Somewhere in the high spine of Oregon, the earth splits open like a wound and bleeds green. Tumalo Falls… Not the postcard version that tourists swarm with tripods and Frappuccinos. But the raw, unhinged artery of the Deschutes wilderness. This is where the forest exhales its madness, where the pines lean in close like old conspirators whispering, “Don’t trust the calm.”
The river below isn’t some gentle stream. It’s a churning, cold-blooded vein of chaos. Slicing through rock and moss, dragging the bones of fallen trees into its throat. You stand on the edge and feel the pull, that gravitational dare that lives in every soul wired wrong enough to chase beauty through danger. It’s not serenity that brings you here. It’s curiosity with a death wish.
The sunlight dances through the canopy, flickering like static, teasing you with illusions of peace. But you know better. This place hums with wild electricity, the kind that makes men walk off trails and start believing they can commune with gods carved from basalt and time.

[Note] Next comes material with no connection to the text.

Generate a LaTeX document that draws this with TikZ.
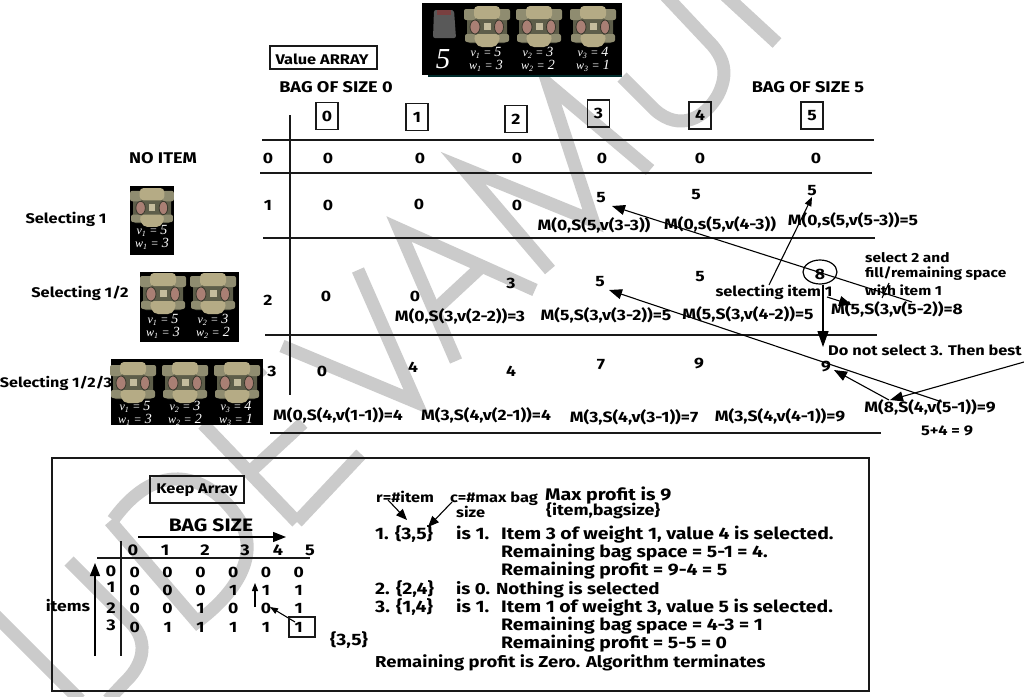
\documentclass[tikz,border=0pt]{standalone}
\usepackage{fontspec}
\setmainfont[FakeStretch=1.17]{Fira Sans}
\newfontfamily\imgf{Liberation Serif}
\usetikzlibrary{arrows.meta}
\definecolor{wm}{HTML}{CBCBCB}
\definecolor{ctan}{HTML}{B5AB85}
\definecolor{colive}{HTML}{5E5E4A}
\definecolor{cside}{HTML}{8F8C70}
\definecolor{cpink}{HTML}{A97F74}
\tikzset{
  wmark/.style={draw=wm,line width=13pt,line join=miter,line cap=butt},
  txt/.style={inner sep=0pt,text=black,font=\fontsize{13.5}{15}\selectfont\bfseries},
  val/.style={txt,font=\fontsize{15}{15}\selectfont\bfseries},
  lab/.style={txt,font=\fontsize{14}{15}\selectfont\bfseries},
  caps/.style={txt,font=\fontsize{15.5}{15}\selectfont\bfseries},
  big/.style={txt,font=\fontsize{16.6}{17}\selectfont\bfseries,anchor=base west},
  small/.style={txt,font=\fontsize{14}{14}\selectfont\bfseries},
  note/.style={txt,font=\fontsize{13.2}{14}\selectfont\bfseries},
  mlabel/.style={txt,font=\fontsize{15}{15}\selectfont\bfseries},
  hline/.style={draw=black!90,line width=1.3pt},
  boxed/.style={draw=black!90,line width=1.4pt},
  conn/.style={draw=black,line width=1.1pt,-{Triangle[length=13pt,width=10pt]}},
  plainconn/.style={draw=black,line width=1.1pt},
  imgt/.style={inner sep=0pt,text=white,font=\imgf\itshape\fontsize{12}{12}\selectfont},
}
\newcommand\cube[3]{%
 \begin{scope}[shift={(#1,#2)},scale=#3]
  \fill[colive,rounded corners=3pt] (-20,-16) rectangle (20,17);
  \fill[cside,rounded corners=2pt] (-23,-17) rectangle (-11,-6);
  \fill[cside,rounded corners=2pt] (23,-17) rectangle (11,-6);
  \fill[cside,rounded corners=2pt] (-22,8) rectangle (-11,16);
  \fill[cside,rounded corners=2pt] (22,8) rectangle (11,16);
  \fill[ctan,rounded corners=4pt] (-13,-20) rectangle (13,-7);
  \fill[ctan,rounded corners=5pt] (-14,8) -- (14,8) -- (10,21) -- (-10,21) -- cycle;
  \fill[cpink,draw=colive!60!black,line width=.8pt] (-12,1) ellipse (5 and 7);
  \fill[cpink,draw=colive!60!black,line width=.8pt] (12,1) ellipse (4.5 and 7);
  \fill[ctan!80!white] (-3.5,-3) rectangle (3.5,4);
 \end{scope}}
\newcommand\vwtext[6]{% name, sub, v, w, x, y
 \node[imgt] (#1v) at (#5,#6) {v\textsubscript{#2} = \fontsize{14}{12}\selectfont #3};
 \node[imgt] (#1w) at (#5,#6+13) {w\textsubscript{#2} = \fontsize{14}{12}\selectfont #4};}
\begin{document}
\begin{tikzpicture}[x=1pt,y=-1pt]
\useasboundingbox (0,0) rectangle (1024,696);
\fill[white] (0,0) rectangle (1024,696);
% watermark
\draw[wmark] (-5,615) -- (80,700);
\draw[wmark] (69,561) -- (130,622) .. controls (152,644) and (140,668) .. (125,682) -- (108,700);
\draw[wmark] (110,521) -- (197,622) .. controls (240,590) and (262,550) .. (236,515) .. controls (210,478) and (160,455) .. (113,520);
\draw[wmark] (203,424) -- (297,522);
\draw[wmark] (263,368) -- (203,424);
\draw[wmark] (303,423) -- (252,470);
\draw[wmark] (361,454) -- (297,522);
\draw[wmark] (282,346) -- (416,402) -- (358,270);
\draw[wmark] (456,361) -- (399,229) -- (535,290);
\draw[wmark] (480,268) -- (438,307);
\draw[wmark] (550,270) -- (463,168) -- (593,221) -- (548,84) -- (650,170);
\draw[wmark] (622,77) -- (655,110) .. controls (680,132) and (705,118) .. (718,95) .. controls (728,75) and (725,60) .. (712,45) -- (665,-5);
\draw[wmark] (725,-5) -- (777,43);
% images
\fill[black] (422,3) rectangle (622,75);
\fill[black!65!teal] (428,75) rectangle (622,77);
\fill[black!65!white,rounded corners=2pt] (434,10) -- (454,10) -- (456,38) -- (433,38) -- cycle;
\fill[red!30!black!75!white] (437,10) rectangle (451,15);
\cube{487}{26}{1}\cube{539}{26}{1}\cube{593}{26}{1}
\node[imgt,font=\imgf\itshape\fontsize{29}{29}\selectfont] (bag5) at (443,59) {5};
\vwtext{a}{1}{5}{3}{486}{53}\vwtext{b}{2}{3}{2}{538}{53}\vwtext{c}{3}{4}{1}{593}{53}
\fill[black] (130,186) rectangle (174,255);
\cube{152}{207}{.95}
\vwtext{d}{1}{5}{3}{152}{231}
\fill[black] (140,272) rectangle (239,342);
\cube{163}{293}{1}\cube{213}{293}{1}
\vwtext{e}{1}{5}{3}{163}{320}\vwtext{f}{2}{3}{2}{213}{320}
\fill[black] (111,359) rectangle (263,425);
\cube{133}{382}{1}\cube{185}{382}{1}\cube{237}{382}{1}
\vwtext{g}{1}{5}{3}{135}{407}\vwtext{h}{2}{3}{2}{185}{407}\vwtext{i}{3}{4}{1}{236}{407}
% table lines
\draw[hline] (262,140) -- (874,140);
\draw[hline] (260,173) -- (872,173);
\draw[hline] (263,238) -- (875,238);
\draw[hline] (265,335) -- (877,335);
\draw[hline] (270,433) -- (881,433);
\draw[hline] (290,115) -- (290,395);
% headings
\node[boxed,minimum width=107pt,minimum height=23pt,inner sep=0pt] (vbox) at (323.5,57.5) {};
\node[lab] (vtext) at (322,59) {Value ARRAY};
\node[caps] (bs0) at (336,87) {BAG OF SIZE 0};
\node[caps] (bs5) at (808,87) {BAG OF SIZE 5};
\foreach \n/\x/\y in {0/327/116,1/417/117,2/516/119,3/598.5/113.5,4/700/115.5,5/812/115.5}
  \node[boxed,minimum width=22pt,minimum height=27pt,inner sep=0pt,val] (h\n) at (\x,\y) {\n};
% row labels
\node[caps] (noitem) at (163,158) {NO ITEM};
\node[lab] (sel1) at (66,219) {Selecting 1};
\node[lab] (sel2) at (80,293) {Selecting 1/2};
\node[lab,font=\fontsize{13.8}{15}\selectfont\bfseries] (sel3) at (56,383) {Selecting 1/2/3};
\foreach \n/\x/\y/\t in {r0/268/158/0,r1/268/205/1,r2/268/300/2,r3/272/371/3,
 a0/328/158/0,a1/420/158/0,a2/517/158/0,a3/602/158/0,a4/700/158/0,a5/816/158/0,
 b0/328/205/0,b1/419/204/0,b2/517/205/0,b3/601/198/5,b4/696/195/5,b5/812/191/5,
 c0/326/296/0,c1/415/296/0,c2/511/283/3,c3/600/282/5,c4/700/277/5,c5/820/274/8,
 d0/322/371/0,d1/413/367/4,d2/511/371/4,d3/601/365/7,d4/699/364/9,d5/826/367/9}
  \node[val] (v\n) at (\x,\y) {\t};
\draw[line width=1.2pt] (820,272) ellipse (17 and 12);
% M labels
\foreach \n/\x/\y/\t in {
 m1/594/225/{M(0,S(5,v(3-3))},
 m2/720/224/{M(0,s(5,v(4-3))},
 m3/853/220/{M(0,s(5,v(5-3))=5},
 m4/460/316/{M(0,S(3,v(2-2))=3},
 m5/606/315/{M(5,S(3,v(3-2))=5},
 m6/748/314/{M(5,S(3,v(4-2))=5},
 m7/897/309/{M(5,S(3,v(5-2))=8},
 m8/338/415/{M(0,S(4,v(1-1))=4},
 m9/486/415/{M(3,S(4,v(2-1))=4},
 m10/634/417/{M(3,S(4,v(3-1))=7},
 m11/780/416/{M(3,S(4,v(4-1))=9},
 m12/930/407/{M(8,S(4,v(5-1))=9}}
  \node[mlabel] (\n) at (\x,\y) {\t};
\node[small] (sum) at (947,431) {5+4 = 9};
\node[small] (sel) at (774,292) {selecting item 1};
\node[note,anchor=west] (n1) at (865,258) {select 2 and};
\node[note,anchor=west] (n2) at (865,274) {fill/remaining space};
\node[note,anchor=west] (n3) at (865,290) {with item 1};
\node[small,anchor=west] (n4) at (828,350) {Do not select 3. Then best};
% connectors
\coordinate (p1) at (912,302); \coordinate (t1) at (612,206);
\coordinate (p2) at (769,285); \coordinate (t2) at (812,197);
\coordinate (p3) at (942,402); \coordinate (t3) at (609,290);
\coordinate (p4) at (823,285); \coordinate (t4) at (823,347);
\coordinate (p5) at (827,297); \coordinate (t5) at (852,305);
\coordinate (p6) at (889,283); \coordinate (t6) at (882,298);
\coordinate (p7) at (889,400); \coordinate (t7) at (834,370);
\coordinate (p8) at (1024,362); \coordinate (t8) at (890,400);
\draw[conn] (p1) -- (t1);
\draw[conn,-{Triangle[length=9pt,width=7pt]}] (p2) -- (t2);
\draw[conn] (p3) -- (t3);
\draw[conn,line width=1.3pt,-{Triangle[length=16pt,width=11pt]}] (p4) -- (t4);
\draw[conn] (p5) -- (t5);
\draw[plainconn] (p6) -- (t6);
\draw[conn] (p7) -- (t7);
\draw[conn] (p8) -- (t8);
% bottom box
\node[boxed,minimum width=817pt,minimum height=233pt,inner sep=0pt] (outer) at (460.5,574.5) {};
\node[boxed,minimum width=94pt,minimum height=27pt,inner sep=0pt] (kbox) at (197,489.5) {};
\node[lab] (ktext) at (197,490) {Keep Array};
\node[txt,font=\fontsize{18}{18}\selectfont\bfseries] (bagsize) at (211,525) {BAG SIZE};
\coordinate (bs1) at (138,537); \coordinate (bs2) at (286,537);
\draw[conn,line width=1.3pt] (bs1) -- (bs2);
\foreach \n/\x in {0/133,1/165,2/205,3/245,4/278,5/310}
  \node[val,font=\fontsize{15.5}{15}\selectfont\bfseries] (k\n) at (\x,550) {\n};
\draw[hline] (97,558) -- (310,558);
\draw[hline] (121,541) -- (121,656);
\coordinate (it1) at (95,656); \coordinate (it2) at (95,563);
\draw[conn,line width=1.3pt] (it1) -- (it2);
\foreach \n/\y in {0/571,1/587,2/608,3/625}
  \node[val,font=\fontsize{15.5}{15}\selectfont\bfseries] (q\n) at (111,\y) {\n};
\foreach \ry/\row [count=\r] in {572/{0,0,0,0,0,0},590/{0,0,0,1,1,1},608/{0,0,1,0,0,1},627/{0,1,1,1,1,1}}{
  \foreach \t [count=\c] in \row {
    \pgfmathsetmacro\xx{102+32.8*\c}
    \node[val] (kv\r\c) at (\xx,\ry) {\t};
  }
}
\coordinate (sa1) at (255,607); \coordinate (sa2) at (255,583);
\draw[conn,-{Triangle[length=8pt,width=6pt]}] (sa1) -- (sa2);
\coordinate (sb1) at (295,622); \coordinate (sb2) at (270,607);
\draw[conn,-{Triangle[length=8pt,width=6pt]}] (sb1) -- (sb2);
\node[draw=black!90,line width=1.1pt,minimum width=26pt,minimum height=20pt,inner sep=0pt] (kbx) at (302,627) {};
\node[val,font=\fontsize{16.5}{15}\selectfont\bfseries] (k35) at (349,640) {\{3,5\}};
\node[lab,font=\fontsize{15}{15}\selectfont\bfseries] (items) at (68,606) {items};
% right text
\node[small,anchor=base west] (rr) at (376,502) {r=\#item};
\node[small,anchor=base west] (cc) at (450,502) {c=\#max bag};
\node[small,anchor=base west] (ss) at (456,517) {size};
\node[big,font=\fontsize{16.8}{17}\selectfont\bfseries] (mp) at (545,500) {Max profit is 9};
\node[big,font=\fontsize{15.3}{17}\selectfont\bfseries] (ib) at (546,515) {\{item,bagsize\}};
\coordinate (ra1) at (388,500); \coordinate (ra2) at (407,520);
\coordinate (ca1) at (452,502); \coordinate (ca2) at (428,527);
\draw[conn,-{Triangle[length=11pt,width=9pt]}] (ra1) -- (ra2);
\draw[conn,-{Triangle[length=11pt,width=9pt]}] (ca1) -- (ca2);
\node[big] (l1) at (375,539) {1. \{3,5\}};
\node[big] (l1b) at (456,539) {is 1.};
\node[big] (l1c) at (501,539) {Item 3 of weight 1, value 4 is selected.};
\node[big] (l2) at (501,557) {Remaining bag space = 5-1 = 4.};
\node[big] (l3) at (501,575) {Remaining profit = 9-4 = 5};
\node[big] (l4) at (375,594) {2. \{2,4\}};
\node[big,font=\fontsize{16}{17}\selectfont\bfseries] (l4b) at (456,594) {is 0. Nothing is selected};
\node[big] (l5) at (375,612) {3. \{1,4\}};
\node[big] (l5b) at (456,612) {is 1.};
\node[big] (l5c) at (501,612) {Item 1 of weight 3, value 5 is selected.};
\node[big] (l6) at (501,630) {Remaining bag space = 4-3 = 1};
\node[big] (l7) at (501,648) {Remaining profit = 5-5 = 0};
\node[big,font=\fontsize{15.8}{17}\selectfont\bfseries] (l8) at (375,667) {Remaining profit is Zero. Algorithm terminates};
\end{tikzpicture}
\end{document}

Out here, the noise of the world burns off like fog. The only language left is wind and water both of them untamed, both of them honest. Tumalo doesn’t care about your deadlines, your rent, your quiet little existential crises. It’s too busy existing, roaring, reclaiming.
And maybe that’s the point, to stand there, camera in hand, heart pounding like a bad drum solo, and realize that the madness isn’t out there in the valley. It’s inside you, mirrored in every wild drop of water crashing through the canyon.